One current ward leaves endless voicemail messages filled with detailed lists of needs and demands, ranting threats of violence to anyone who would help her and finally pleas for help and declarations that she is very very ill and unhappy. And, of course, she claims to have something very, very wrong with her, that most definitely is not mental illness. She once was a happy family member who took her meds, worked and had a life. When she stopped and refused to take them, she fell into a life on the edge of eviction because she can't keep any order in her apartment, with no income for the time being, and and suffers misery and loneliness, depending entirely on her family and her court appointed conservator.

And she is one among many many such persons.

The mentally ill in the District of Columbia, which has a more useful threshold for involuntary committment than Virginia, for example, could benefit immensely from an expansion into something like the New York law.
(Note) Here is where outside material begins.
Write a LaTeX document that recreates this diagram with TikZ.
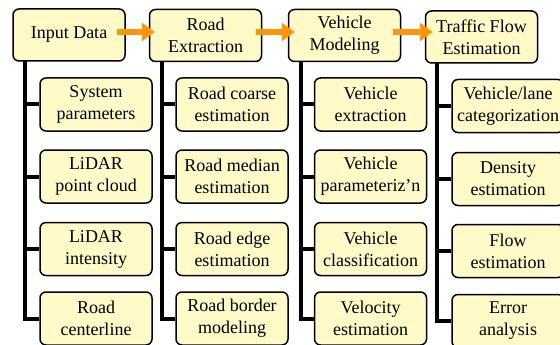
\documentclass[tikz,border=0pt]{standalone}
\usepackage{fontspec}
\setmainfont{Liberation Serif}
\usetikzlibrary{arrows.meta}
\definecolor{boxfill}{RGB}{255,250,200}
\definecolor{flowor}{RGB}{255,150,10}
\begin{document}
\begin{tikzpicture}[x=1pt,y=-1pt,
  stagebox/.style={draw=black, line width=1.5pt, rounded corners=6pt, fill=boxfill,
    minimum width=112pt, minimum height=52pt, align=center, inner sep=0pt,
    font=\fontsize{18}{22}\selectfont},
  taskbox/.style={stagebox, minimum height=53pt},
  trunk/.style={line width=4pt},
  flow/.style={draw=flowor, line width=6pt, -{Triangle[length=13pt,width=18pt]}}]
\useasboundingbox (0,0) rectangle (560,345);
\begin{scope}
\clip (0,0) rectangle (560,345);
% main stages
\node[stagebox] (in) at (69,35) {Input Data};
\node[stagebox] (re) at (205.5,35.5) {Road\\Extraction};
\node[stagebox] (vm) at (344.5,35.5) {Vehicle\\Modeling};
\node[stagebox] (tf) at (481.5,37) {Traffic Flow\\Estimation};
% trunk anchors
\coordinate (t1) at (25,61);
\coordinate (t2) at (162,62);
\coordinate (t3) at (301,62);
\coordinate (t4) at (437,63);
% sub tasks, column 1
\node[taskbox] (a1) at (96,104.5) {System\\parameters};
\node[taskbox] (a2) at (96,176.5) {LiDAR\\point cloud};
\node[taskbox] (a3) at (96,249) {LiDAR\\intensity};
\node[taskbox] (a4) at (96,318.5) {Road\\centerline};
% column 2
\node[taskbox] (b1) at (232,104.5) {Road coarse\\estimation};
\node[taskbox] (b2) at (232,176.5) {Road median\\estimation};
\node[taskbox] (b3) at (232,249) {Road edge\\estimation};
\node[taskbox] (b4) at (232,318.5) {Road border\\modeling};
% column 3
\node[taskbox] (c1) at (370.5,104.5) {Vehicle\\extraction};
\node[taskbox] (c2) at (370.5,176.5) {Vehicle\\parameteriz'n};
\node[taskbox] (c3) at (370.5,249) {Vehicle\\classification};
\node[taskbox] (c4) at (370.5,318.5) {Velocity\\estimation};
% column 4
\node[taskbox] (d1) at (508,106) {Vehicle/lane\\categorization};
\node[taskbox] (d2) at (508,179) {Density\\estimation};
\node[taskbox] (d3) at (508,251) {Flow\\estimation};
\node[taskbox] (d4) at (508,321) {Error\\analysis};
% tree connectors
\draw[trunk] (t1) -- (t1 |- a4.west) -- (a4.west);
\foreach \n in {a1,a2,a3} \draw[trunk] (t1 |- \n.west) -- (\n.west);
\draw[trunk] (t2) -- (t2 |- b4.west) -- (b4.west);
\foreach \n in {b1,b2,b3} \draw[trunk] (t2 |- \n.west) -- (\n.west);
\draw[trunk] (t3) -- (t3 |- c4.west) -- (c4.west);
\foreach \n in {c1,c2,c3} \draw[trunk] (t3 |- \n.west) -- (\n.west);
\draw[trunk] (t4) -- (t4 |- d4.west) -- (d4.west);
\foreach \n in {d1,d2,d3} \draw[trunk] (t4 |- \n.west) -- (\n.west);
% flow arrows between stages
\draw[flow] ([shift={(-9,-3)}]in.east) -- ([shift={(6,-3.5)}]re.west);
\draw[flow] ([shift={(-6,-3.5)}]re.east) -- ([shift={(7,-3.5)}]vm.west);
\draw[flow] ([shift={(-8,-3.5)}]vm.east) -- ([shift={(8,-5)}]tf.west);
\end{scope}
\end{tikzpicture}
\end{document}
Such a law would have to establish threshholds for commitment, including prior failures of less intrusive measures, a present danger to self and/or others, and a likelihood of continued danger and instability. Such a law would also have to be accompanied by a revamping of the mental health system and its funding to free case workers to actually have few enough clients to be able to monitor successfully the clients they have and to provide the support system of health care workers and medications to maintain essential levels of service.
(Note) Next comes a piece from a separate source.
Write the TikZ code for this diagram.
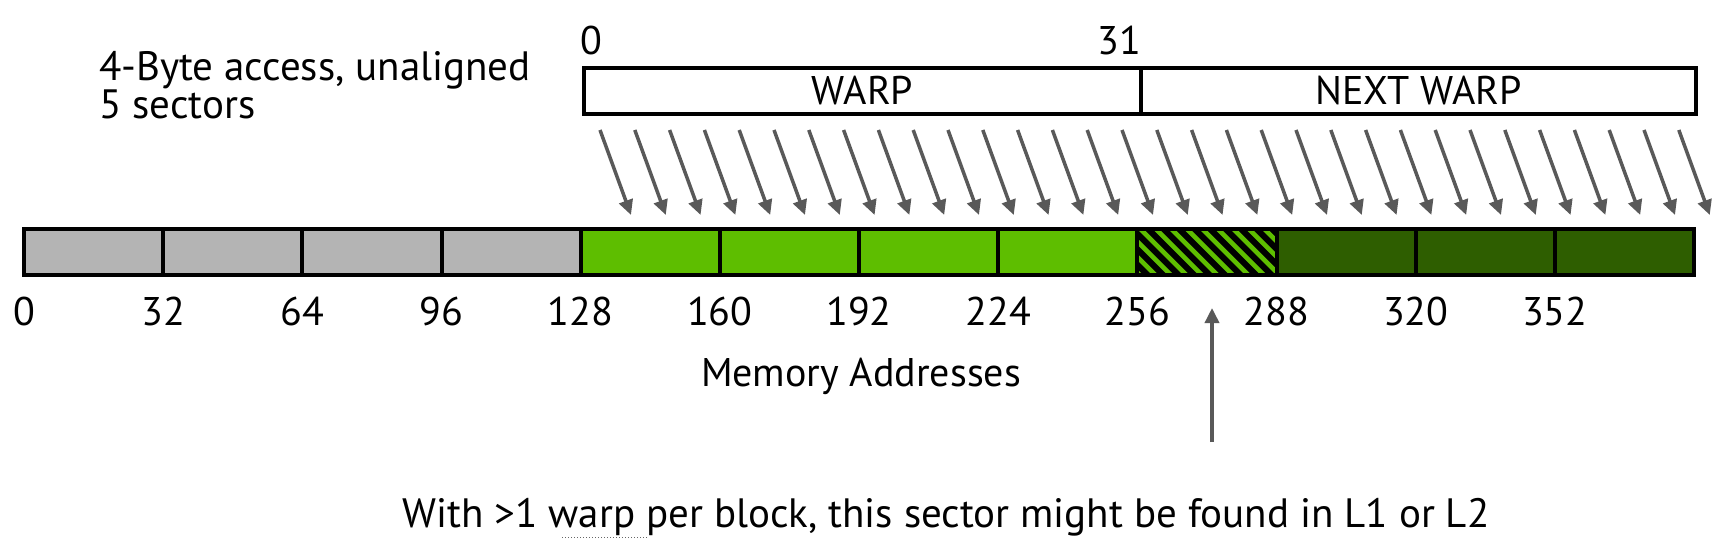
\documentclass[tikz,border=0pt]{standalone}
\usepackage{fontspec}
\setmainfont{PT Sans}
\usetikzlibrary{arrows.meta}
\definecolor{secgray}{HTML}{B4B4B4}
\definecolor{brightgreen}{HTML}{5EBE00}
\definecolor{darkgreen}{HTML}{2E5E00}
\definecolor{arrowgray}{HTML}{595959}
\tikzset{
  lbl/.style={font=\fontsize{40}{44}\selectfont, inner sep=0pt},
  sector/.style={draw=black, line width=4pt},
  warpbox/.style={draw=black, line width=4pt, fill=white},
  thread/.style={draw=arrowgray, line width=3.5pt, -{Triangle[length=15pt,width=14pt]}},
}
\begin{document}
\begin{tikzpicture}[x=1pt,y=-1pt]
\useasboundingbox (0,0) rectangle (1726,548);
% top-left text
\node[lbl, anchor=base west, font=\fontsize{41}{44}\selectfont] (t1) at (99,81) {4-Byte access, unaligned};
\node[lbl, anchor=base west, font=\fontsize{41}{44}\selectfont] (t2) at (99,119) {5 sectors};
% warp boxes
\node[warpbox, minimum width=557pt, minimum height=46pt, anchor=north west, inner sep=0pt, lbl] (warp) at (582,66) {WARP};
\node[warpbox, minimum width=555pt, minimum height=46pt, anchor=north west, inner sep=0pt, lbl] (nwarp) at (1139,66) {NEXT WARP};
\node[lbl, anchor=base west] (w0) at (580,55) {0};
\node[lbl, anchor=base east] (w31) at (1141,55) {31};
% memory sectors
\foreach \i in {0,...,3} {
  \draw[sector, fill=secgray] ({24+\i*139.17},229) rectangle ({24+(\i+1)*139.17},275);
}
\foreach \i in {4,...,7} {
  \draw[sector, fill=brightgreen] ({24+\i*139.17},229) rectangle ({24+(\i+1)*139.17},275);
}
\begin{scope}
  \clip ({24+8*139.17},229) rectangle ({24+9*139.17},275);
  \fill[black] ({24+8*139.17},229) rectangle ({24+9*139.17},275);
  \foreach \s in {-3,...,10} {
    \draw[brightgreen, line width=4.5pt] ({24+8*139.17+\s*15.5},226) -- ({24+8*139.17+\s*15.5+52},278);
  }
\end{scope}
\draw[sector] ({24+8*139.17},229) rectangle ({24+9*139.17},275);
\foreach \i in {9,...,11} {
  \draw[sector, fill=darkgreen] ({24+\i*139.17},229) rectangle ({24+(\i+1)*139.17},275);
}
% address labels
\foreach \a [count=\c from 0] in {0,32,64,96,128,160,192,224,256,288,320,352} {
  \node[lbl, anchor=base] (addr\c) at ({24+\c*139.17},325) {\a};
}
\node[lbl, anchor=base] (memlbl) at (861,386) {Memory Addresses};
% thread arrows
\foreach \k in {0,...,31} {
  \coordinate (s\k) at ({600+\k*34.8},130);
  \coordinate (e\k) at ({631+\k*34.8},215);
  \draw[thread] (s\k) -- (e\k);
}
% sector pointer
\coordinate (pfrom) at (1212,442);
\coordinate (pto) at (1212,308);
\draw[thread] (pfrom) -- (pto);
\node[lbl, anchor=base, font=\fontsize{41}{44}\selectfont] (note) at (946,527) {With >1 warp per block, this sector might be found in L1 or L2};
\draw[black!60, line width=1pt, dotted] (562,537) -- (648,537);
\end{tikzpicture}
\end{document}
What a liberating law! DC officials -- from the doctors at St. Elizabeth's to the lawyers assigned to help -- now simply must shrug their shoulders, with sympathy, but helplessness, at the rollercoaster life of those they are charged with caring for.

Such a law would go a long way, also, to bringing a number of the homeless off the streets. Not that clearing the streets of the homeless is the objective, but that giving people back the choice of living a life they choose freely rather than being driven by their demons into dungeons of glassy-eyed despair is the right and the kind thing to do.

We have the medications. Do we have the sensible wisdom to give the law the possibility of nudging those who can't admit their illness into a better orbit?